L'idéal avorte en poème : telle est la leçon du lyrisme. L'inconnu convoité n'est en définitive rien d'autre que l'existence même. Qui n'a désiré l'impossible a-t-il chance d'être jamais « rendu au sol, avec un devoir à chercher et la réalité rugueuse à étreindre », ainsi que l'écrit l'ardenais ? A-t-il chance de comprendre que l'inconnu et le sol même ne font qu'un, que la question et l'évidence sont une même chose ? Si quelque consolidation (plutôt que consolation) peut être espérée du poème, ce n'est pas par l'ouverture d'une issue idéale permettant d'échapper, ne fût-ce que momentanément, à la certitude de l'irrémédiable, mais par cette réouverture du vide qu'il opère et cette vérité du dénuement qu'il inflige, au plus près de l'évidence même d'être là, mortel : « un poème à son tour n'est que cela : momentanément le vide qui, tout aménagement ayant fait défaut, marque son attenance à l'indicible vie particulière ».

Reconduire chacun au plus ras de ce qu'il est, le remettre au monde comme un nouveau-né qui saurait, voilà ce que le poème accomplit, retranché de son « but divin », en son emportement muet. Alors « mourir reprend, où il le faut, place dans le cours d'une vie ». Aussi est-ce bien à la fois « l'horreur de la vie et l'extase de la vie », indissolublement liées, que fixe obstinément la poésie, en renversant « l'ailleurs attendu en un ici qui prend de court ».

Le réel est le puits dans lequel tombent toutes nos questions : il nous désaltère aussi bien qu'il aiguise notre soif. En ce trou d'ignorance, l'oiseau qui n'en sait rien vient nicher son chant, tandis que l'homme y puise le souffle de sa langue. Ce souffle, il l'adresse et il le partage : en poème, il le publie. C'est dire qu'il n'est là « rien de singulier qui d'une façon ou d'une autre ne se découvre commun, et enfin, c'est-à-dire de nouveau partagé. »

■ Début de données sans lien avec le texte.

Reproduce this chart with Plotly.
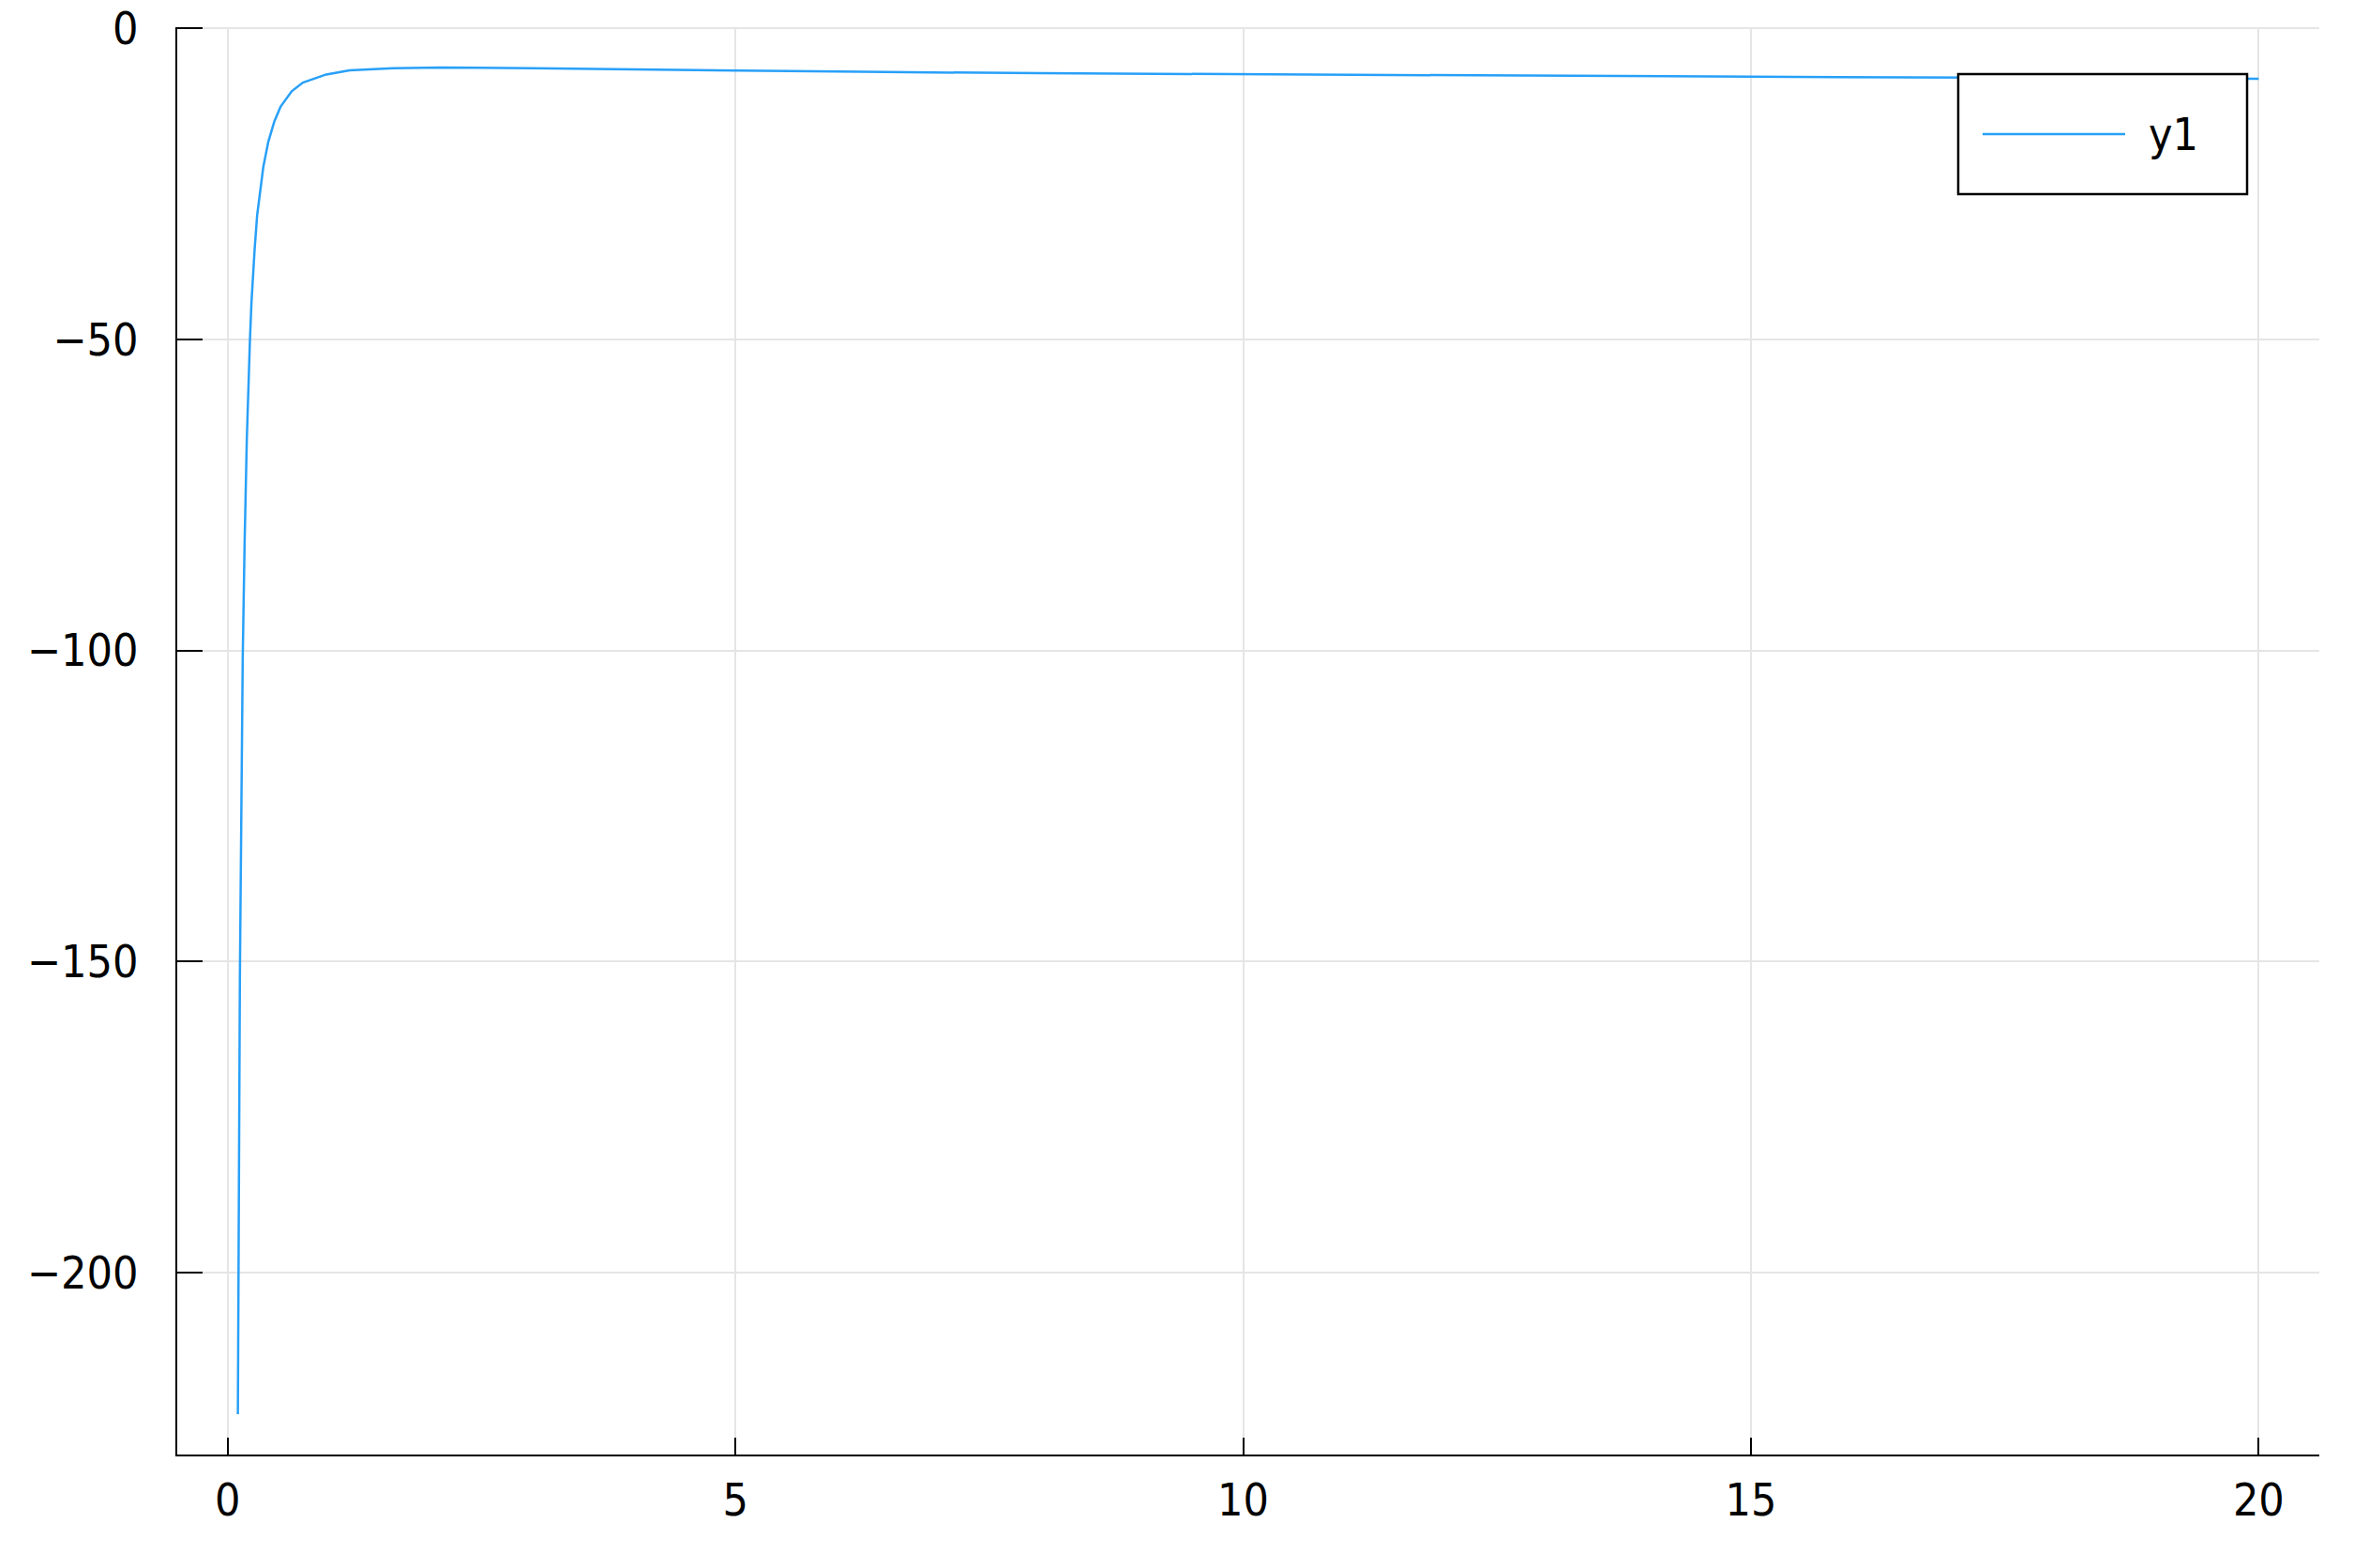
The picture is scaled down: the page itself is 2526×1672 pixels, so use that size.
import plotly.graph_objects as go

# values
x_vals = [0.10, 0.105, 0.111, 0.12, 0.132, 0.148, 0.166, 0.188, 0.219, 0.234,
          0.265, 0.29, 0.35, 0.40, 0.46, 0.52, 0.63, 0.74, 0.97, 1.20,
          1.63, 2.1, 3.0, 5.0, 6.25, 8.0, 10.0, 11.05, 13.0, 15.0,
          15.85, 18.0, 20.0]
y_vals = [-222.8, -200, -177, -152, -130, -101, -83, -66, -50, -44,
          -35.5, -30, -22.3, -18.2, -14.9, -12.6, -10.1, -8.7, -7.4, -6.75,
          -6.4, -6.27, -6.4, -6.78, -6.98, -7.2, -7.38, -7.48, -7.62, -7.73,
          -7.83, -7.95, -8.08]
series_name = "y1"

x_ticks = [0, 5, 10, 15, 20]
y_ticks = [0, -50, -100, -150, -200]
y_tick_text = ["0", "\u221250", "\u2212100", "\u2212150", "\u2212200"]

# figure fills the whole window (body margin removed below)
W, H = 2526, 1672
L, T = 189, 29
R, B = W - 2473, H - 1551
line_color = "rgb(40,160,248)"
font_family = "DejaVu Sans Condensed, DejaVu Sans, sans-serif"


def px(xp):
    return (xp - L) / (W - L - R)


def py(yp):
    return 1 - (yp - T) / (H - T - B)


fig = go.Figure()
fig.add_trace(go.Scatter(x=x_vals, y=y_vals, mode="lines", name=series_name,
                         line=dict(color=line_color, width=2.5), showlegend=False))

fig.update_xaxes(range=[-0.497, 20.597], tickvals=x_ticks, ticks="inside", ticklen=18,
                 tickwidth=2, tickcolor="black", showline=True, linecolor="black",
                 linewidth=2, gridcolor="rgb(229,229,229)", gridwidth=2,
                 zeroline=False, ticklabelstandoff=5, automargin=False,
                 ticklabeloverflow="allow",
                 tickfont=dict(family=font_family, size=48, color="black"))
fig.update_yaxes(range=[-229.3, 0.2], tickvals=y_ticks, ticktext=y_tick_text,
                 ticks="inside", ticklen=27, tickwidth=2, tickcolor="black",
                 showline=True, linecolor="black", linewidth=2,
                 gridcolor="rgb(229,229,229)", gridwidth=2, zeroline=False,
                 ticklabelstandoff=30, automargin=False, ticklabeloverflow="allow",
                 tickfont=dict(family=font_family, size=48, color="black"))

# legend box drawn like the reference
fig.add_shape(type="rect", xref="paper", yref="paper",
              x0=px(2088), x1=px(2396), y0=py(207), y1=py(79),
              line=dict(color="black", width=2.5), fillcolor="white", layer="above")
fig.add_shape(type="line", xref="paper", yref="paper",
              x0=px(2114), x1=px(2266), y0=py(143), y1=py(143),
              line=dict(color=line_color, width=2.5), layer="above")
fig.add_annotation(text=series_name, xref="paper", yref="paper", x=px(2289), y=py(143),
                   xanchor="left", yanchor="middle", showarrow=False,
                   font=dict(family=font_family, size=48, color="black"))

fig.update_layout(width=W, height=H, margin=dict(l=L, r=R, t=T, b=B, autoexpand=False),
                  plot_bgcolor="white", paper_bgcolor="white")

fig.write_html("out.html", config={"displayModeBar": False},
               post_script="document.body.style.margin='0';document.body.style.overflow='hidden';")
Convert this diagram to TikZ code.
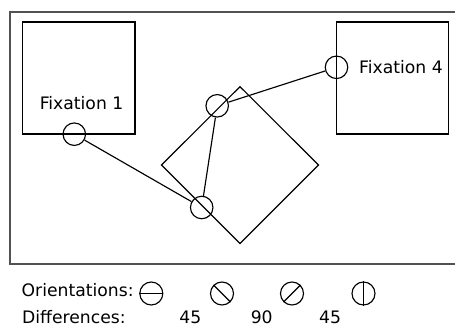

Parce qu'il demeure ignorant, le poème peut tendre la main « pleine de vérité, vide aussi bien que pleine ». Cette « appellation de rencontre » qu'est la poésie, solidaire de ce qui demeure sans nom, répète en direction d'autrui ces mouvements de langue : offrir un fruit ou lancer une pierre (« atteinte à une tête », « atteinte à la parole », « atteinte du vif »), ouvrir ou refermer la main, la tendre dans l'incertitude.